Мировой опыт показывает: активными собственниками могут быть 10, от силы 15 процентов населения. Это уж кому что Бог на душу положил: один брат удачно играет на фондовой бирже и конъюнктуре мировых рынков, другой вдохновенно торгует овощами, а третий — футболист. И все это нужно обществу.
Поэтому считаем не всегда обоснованными претензии типа: “Вот Гусинский — богатый, а я — бедный”. Русинский тоже в свое время был рядовым работником культуры — театральным режиссером. И стартовые шансы его на заре реформ были не намного больше, чем у учителей, врачей и работников библиотек. Кстати сказать, сам Гусинский любит подчеркивать, что он сделал свое состояние вовсе не наприватизации и что лично ему она ничего не дала. Естественно, его бизнес поднимался на операциях с бюджетными деньгами, и этот пример лишний раз демонстрирует, насколько реальная жизнь сложнее и многообразнее, нежели расхожие штампы о нажившихся на приватизации.
Безусловно, многие из самых богатых в России людей стали таковыми именно благодаря приватизации. Но были и другие источники формирования первоначальных капиталов, о чем мы не раз говорили.
Конечно, приватизация привела к расслоению. Но если бы ее не было, растаскивание страны происходило бы в неуправляемом режиме и расслоение было бы еще более сильным.
Вообще реальная проблема, требующая внимания и активных действий, заключается не в том, что кто-то богаче, а кто-то беднее. Страшно другое: когда в результате чудовищного расслоения часть населения нищает и оказывается за гранью достойного человеческого существования. И в этом смысле мы категорически не согласны с тезисом о том, что приватизация породила нищету.

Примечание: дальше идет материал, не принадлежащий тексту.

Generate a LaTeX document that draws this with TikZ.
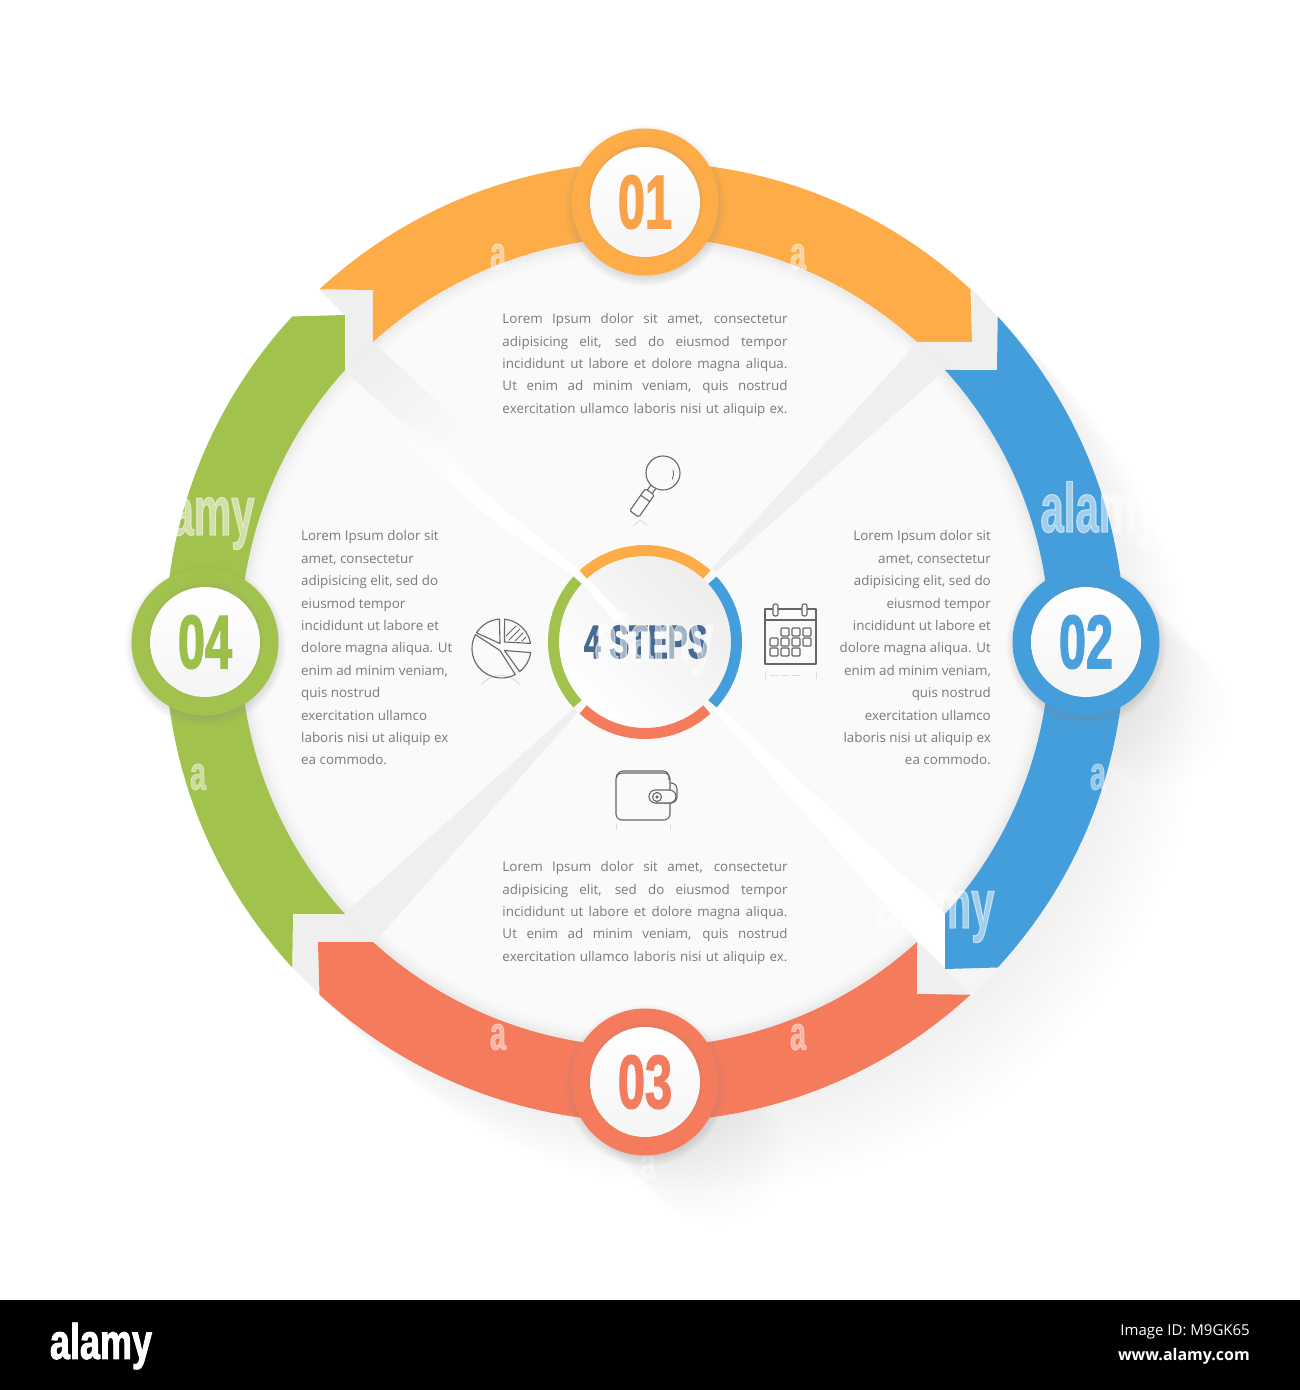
\documentclass[tikz,border=0pt]{standalone}
\usepackage{fontspec}
\setmainfont{Open Sans}
\newfontfamily\stepfont[FakeStretch=0.64,FakeBold=1.6]{Liberation Sans}
\newfontfamily\markfont[FakeStretch=0.6,FakeBold=1.6]{Liberation Sans}
\newfontfamily\logofont[FakeStretch=0.72,FakeBold=1.8]{Liberation Sans}
\usetikzlibrary{shadows,fadings}
\definecolor{stepOrange}{HTML}{FDAC48}
\definecolor{stepBlue}{HTML}{459EDC}
\definecolor{stepRed}{HTML}{F57B5D}
\definecolor{stepGreen}{HTML}{A2C24E}
\definecolor{numOrange}{HTML}{F9A24A}
\definecolor{numBlue}{HTML}{4A9FDD}
\definecolor{numRed}{HTML}{F47C5E}
\definecolor{numGreen}{HTML}{9CBF4A}
\definecolor{diskgray}{HTML}{FAFAFA}
\definecolor{gapgray}{HTML}{EFEFEF}
\definecolor{bodytext}{HTML}{7A7A7A}
\definecolor{iconline}{HTML}{666666}
\definecolor{titleblue}{HTML}{476A90}
\newcommand{\bandpath}{(132.7:480) arc[start angle=132.7,end angle=47.3,radius=480] -- (327,300) -- (47.8:405) arc[start angle=47.8,end angle=132.2,radius=405] -- (-272,352) -- cycle}
\newcommand{\jline}[1]{\makebox[285pt][s]{#1}}
\tikzset{%
  badgering/.style = {%
    circle,
    inner sep=0pt,
    minimum size=147pt,
    circular drop shadow={shadow xshift=0pt, shadow yshift=-3pt, shadow scale=1.1, opacity=0.3}},
  badgedisc/.style = {%
    circle,
    inner sep=0pt,
    minimum size=110pt,
    top color=white,
    bottom color=white!96!black,
    circular drop shadow={shadow xshift=0pt, shadow yshift=2pt, shadow scale=1.06, opacity=0.3}},
  badgenum/.style = {%
    inner sep=0pt,
    font=\stepfont\bfseries\fontsize{76}{76}\selectfont},
  bodyblock/.style = {%
    inner sep=0pt,
    text=bodytext,
    font=\fontsize{13.4}{22.4}\selectfont},
  iconstroke/.style = {%
    draw=iconline,
    line width=1.1pt,
    line join=round},
  iconmirror/.style = {%
    draw=iconline,
    line width=0.9pt,
    opacity=0.2},
  markword/.style = {%
    inner sep=0pt,
    text=white,
    text opacity=0.5,
    font=\markfont\bfseries\fontsize{70}{70}\selectfont},
  markletter/.style = {%
    inner sep=0pt,
    text=white,
    text opacity=0.45,
    font=\markfont\bfseries\fontsize{48}{48}\selectfont}}
\begin{document}
\begin{tikzpicture}[x=1pt,y=1pt]

\useasboundingbox (-645,-748) rectangle (655,642);
\fill[white] (-645,-748) rectangle (655,642);

% long shadow
\foreach \k in {1,...,14} {
  \fill[black, opacity=0.005] (5*\k,-5*\k) circle (479);
  \fill[black, opacity=0.005] (441+5*\k,-5*\k) circle (73);
  \fill[black, opacity=0.005] (5*\k,-440-5*\k) circle (73);
}

\fill[white] (0,0) circle (480);
\fill[diskgray] (0,0) circle (408);

% soft edge under the bands
\draw[black, opacity=0.012, line width=26pt] (0,0) circle (404);
\draw[black, opacity=0.012, line width=18pt] (0,0) circle (404);
\draw[black, opacity=0.014, line width=11pt] (0,0) circle (404);
\draw[black, opacity=0.018, line width=5pt] (0,0) circle (404);

% gaps and stripes
\fill[gapgray] (326,354) -- (353,325) -- (354,273) -- (301,273) -- (273,300) -- (327,300) -- cycle;
\fill[gapgray] (-325,352) -- (-272,352) -- (-272,300) -- (-299,270) -- (-299,326) -- cycle;
\fill[gapgray] (-352,-273) -- (-302,-273) -- (-271,-301) -- (-326,-301) -- (-325,-353) -- (-352,-326) -- cycle;
\fill[white] (67,-66) -- (71,-62) -- (301,-273) -- (301,-326) -- (274,-301) -- cycle;
\fill[gapgray] (274,-301) -- (273,-353) -- (326,-353) -- (300,-326) -- cycle;
\fill[black!4] (300,-326) -- (355,-326) -- (326,-353) -- cycle;
\fill[gapgray] (273,300) -- (301,273) -- (71,70) -- (67,74) -- cycle;
\fill[gapgray] (-302,-273) -- (-271,-301) -- (-67,-70) -- (-71,-66) -- cycle;
\fill[gapgray, path fading=east, fading angle=-45] (-272,300) -- (-299,270) -- (-205,186) -- (-178,214) -- cycle;
\fill[white, path fading=west, fading angle=-45] (-262,258) -- (-262,215) -- (-150,120) -- (-150,140) -- cycle;
\fill[white] (-150,140) -- (-150,120) -- (-65,62) -- (-62,69) -- cycle;

% arrow bands
\fill[stepOrange] \bandpath;
\fill[stepBlue, rotate=-90] \bandpath;
\fill[stepRed, rotate=180] \bandpath;
\fill[stepGreen, rotate=90] \bandpath;

% watermark
\node[markword] (markleft) at (-450,125) {alamy};
\node[markword] (markright) at (455,128) {alamy};
\node[markword] (marklower) at (290,-268) {alamy};
\node[markletter] (marka1) at (-147,385) {a};
\node[markletter] (marka2) at (153,385) {a};
\node[markletter] (marka3) at (3,507) {a};
\node[markletter] (marka4) at (-447,-135) {a};
\node[markletter] (marka5) at (453,-135) {a};
\node[markletter] (marka6) at (-147,-395) {a};
\node[markletter] (marka7) at (153,-395) {a};
\node[markletter] (marka8) at (3,-525) {a};

% step badges
\node[badgering, fill=stepOrange] (ring1) at (0,440) {};
\node[badgedisc] (disc1) at (ring1) {};
\node[badgenum, text=numOrange] (num1) at (ring1) {01};

\node[badgering, fill=stepBlue] (ring2) at (441,0) {};
\node[badgedisc] (disc2) at (ring2) {};
\node[badgenum, text=numBlue] (num2) at (ring2) {02};

\node[badgering, fill=stepRed] (ring3) at (0,-440) {};
\node[badgedisc] (disc3) at (ring3) {};
\node[badgenum, text=numRed] (num3) at (ring3) {03};

\node[badgering, fill=stepGreen] (ring4) at (-440,0) {};
\node[badgedisc] (disc4) at (ring4) {};
\node[badgenum, text=numGreen] (num4) at (ring4) {04};

% text blocks
\node[bodyblock, align=left] (texttop) at (0,277) {%
  \jline{Lorem Ipsum dolor sit amet, consectetur}\\
  \jline{adipisicing elit, sed do eiusmod tempor}\\
  \jline{incididunt ut labore et dolore magna aliqua.}\\
  \jline{Ut enim ad minim veniam, quis nostrud}\\
  \jline{exercitation ullamco laboris nisi ut aliquip ex.}};
\node[bodyblock, align=left] (textbottom) at (0,-271) {%
  \jline{Lorem Ipsum dolor sit amet, consectetur}\\
  \jline{adipisicing elit, sed do eiusmod tempor}\\
  \jline{incididunt ut labore et dolore magna aliqua.}\\
  \jline{Ut enim ad minim veniam, quis nostrud}\\
  \jline{exercitation ullamco laboris nisi ut aliquip ex.}};
\node[bodyblock, align=left, anchor=west] (textleft) at (-344,-6) {%
  Lorem Ipsum dolor sit\\amet, consectetur\\adipisicing elit, sed do\\eiusmod tempor\\
  incididunt ut labore et\\dolore magna aliqua. Ut\\enim ad minim veniam,\\quis nostrud\\
  exercitation ullamco\\laboris nisi ut aliquip ex\\ea commodo.};
\node[bodyblock, align=right, anchor=east] (textright) at (346,-6) {%
  Lorem Ipsum dolor sit\\amet, consectetur\\adipisicing elit, sed do\\eiusmod tempor\\
  incididunt ut labore et\\dolore magna aliqua. Ut\\enim ad minim veniam,\\quis nostrud\\
  exercitation ullamco\\laboris nisi ut aliquip ex\\ea commodo.};

% magnifier icon
\begin{scope}[shift={(18,169)}, rotate=235]
  \draw[iconstroke] (0,0) circle (17);
  \draw[iconstroke] (17,-3) -- (23,-3) (17,3) -- (23,3);
  \draw[iconstroke, rounded corners=1.5pt] (23,-5.5) rectangle (50,5.5);
  \draw[iconstroke] (31,-5.5) -- (31,5.5);
\end{scope}
\draw[iconstroke, line width=0.8pt] (28,172) arc[start angle=20,end angle=-30,radius=11];
\draw[iconmirror] (-12,116) -- (-5,122) -- (2,117);

% pie icon
\begin{scope}[shift={(-143.5,-6.5)}]
  \draw[iconstroke] (-1.5,5) -- (94:29.5) arc[start angle=94,end angle=148,radius=29.5] -- cycle;
  \draw[iconstroke] (3,6.5) -- (84:29.5) arc[start angle=84,end angle=10,radius=29.5] -- cycle;
  \draw[iconstroke] (3,-2) -- (-8:29.5) arc[start angle=-8,end angle=-52,radius=29.5] -- cycle;
  \draw[iconstroke] (-1.5,-2) -- (-62:29.5) arc[start angle=-62,end angle=-208,radius=29.5] -- cycle;
  \begin{scope}
    \clip (5,8.5) -- (83:27) arc[start angle=83,end angle=14,radius=27] -- cycle;
    \foreach \h in {-6,1,8,15,22,29} {
      \draw[iconline, line width=0.8pt] (\h-8,-6) -- (\h+28,30);
    }
  \end{scope}
  \draw[iconmirror] (-20,-36) arc[start angle=140,end angle=40,radius=25];
\end{scope}

% calendar icon
\begin{scope}[shift={(120,33)}]
  \draw[iconstroke] (0,0) rectangle (51,-55);
  \draw[iconstroke] (0,-11) -- (51,-11);
  \draw[iconstroke, fill=diskgray, rounded corners=2pt] (8,5) rectangle (13,-7);
  \draw[iconstroke, fill=diskgray, rounded corners=2pt] (37,5) rectangle (42,-7);
  \foreach \cellx/\celly in {16/-19,27/-19,38/-19,5/-29,16/-29,27/-29,38/-29,5/-39,16/-39,27/-39} {
    \draw[iconstroke, rounded corners=1pt] (\cellx,\celly) rectangle ++(8,-8);
  }
  \draw[iconmirror] (0,-63) -- (0,-70) (51,-63) -- (51,-70) (5,-66) -- (13,-66) (16,-66) -- (24,-66) (27,-66) -- (35,-66);
\end{scope}

% wallet icon
\begin{scope}[shift={(-29,-132)}]
  \draw[iconstroke, rounded corners=6pt] (0,-46) rectangle (54,1);
  \draw[iconstroke, rounded corners=6pt] (1,0) -- (1,3) -- (53,3) -- (53,-6);
  \draw[iconstroke, rounded corners=6pt] (54,-9) -- (61,-9) -- (61,-29) -- (40,-29);
  \draw[iconstroke, fill=diskgray, rounded corners=6.5pt] (33,-16) rectangle (60,-29);
  \draw[iconstroke] (41,-23) circle (4.5);
  \draw[iconstroke] (41,-23) circle (1.2);
  \draw[iconmirror] (0,-50) -- (0,-56) (54,-50) -- (54,-56);
\end{scope}

% center disk
\node[circle, inner sep=0pt, minimum size=172pt, left color=white!93!black, middle color=white, right color=white, shading angle=-45] (centerdisk) at (0,0) {};
\fill[white] (-65,62) -- (-62,69) -- (-22,25) -- (-30,20) -- cycle;
\draw[stepOrange, line width=11pt] (47.5:91.5) arc[start angle=47.5,end angle=132.5,radius=91.5];
\draw[stepBlue, line width=11pt] (-42.5:91.5) arc[start angle=-42.5,end angle=42.5,radius=91.5];
\draw[stepRed, line width=11pt] (-132.5:91.5) arc[start angle=-132.5,end angle=-47.5,radius=91.5];
\draw[stepGreen, line width=11pt] (137.5:91.5) arc[start angle=137.5,end angle=222.5,radius=91.5];
\node[inner sep=0pt, text=titleblue, font=\stepfont\bfseries\fontsize{47}{47}\selectfont] (title) at (1,0) {4 STEPS};
\node[markword] (markcenter) at (9,-2) {alamy};

% footer
\fill[black] (-645,-748) rectangle (655,-658);
\node[inner sep=0pt, text=white, font=\logofont\bfseries\fontsize{50}{50}\selectfont] (logo) at (-544,-704) {alamy};
\node[inner sep=0pt, anchor=east, text=white, font=\fontsize{15}{15}\selectfont] (imageid) at (605,-690) {Image ID: M9GK65};
\node[inner sep=0pt, anchor=east, text=white, font=\bfseries\fontsize{16}{16}\selectfont] (website) at (605,-714) {www.alamy.com};

\end{tikzpicture}
\end{document}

Проблема беднейших в России — это вовсе не приватизационная проблема. Многолетняя накачка экономики пустыми деньгами и связанная с этим инфляция; отсутствие сбалансированной бюджетной политики; оголтелое лоббирование интересов самых различных групп влияния и возникающие в результате бесконечные льготы для избранных и приближенных; наконец, слабость государственных программ по защите беднейших — вот далеко не полный перечень причин, вызвавших в конечном счете обнищание значительной части российского населения.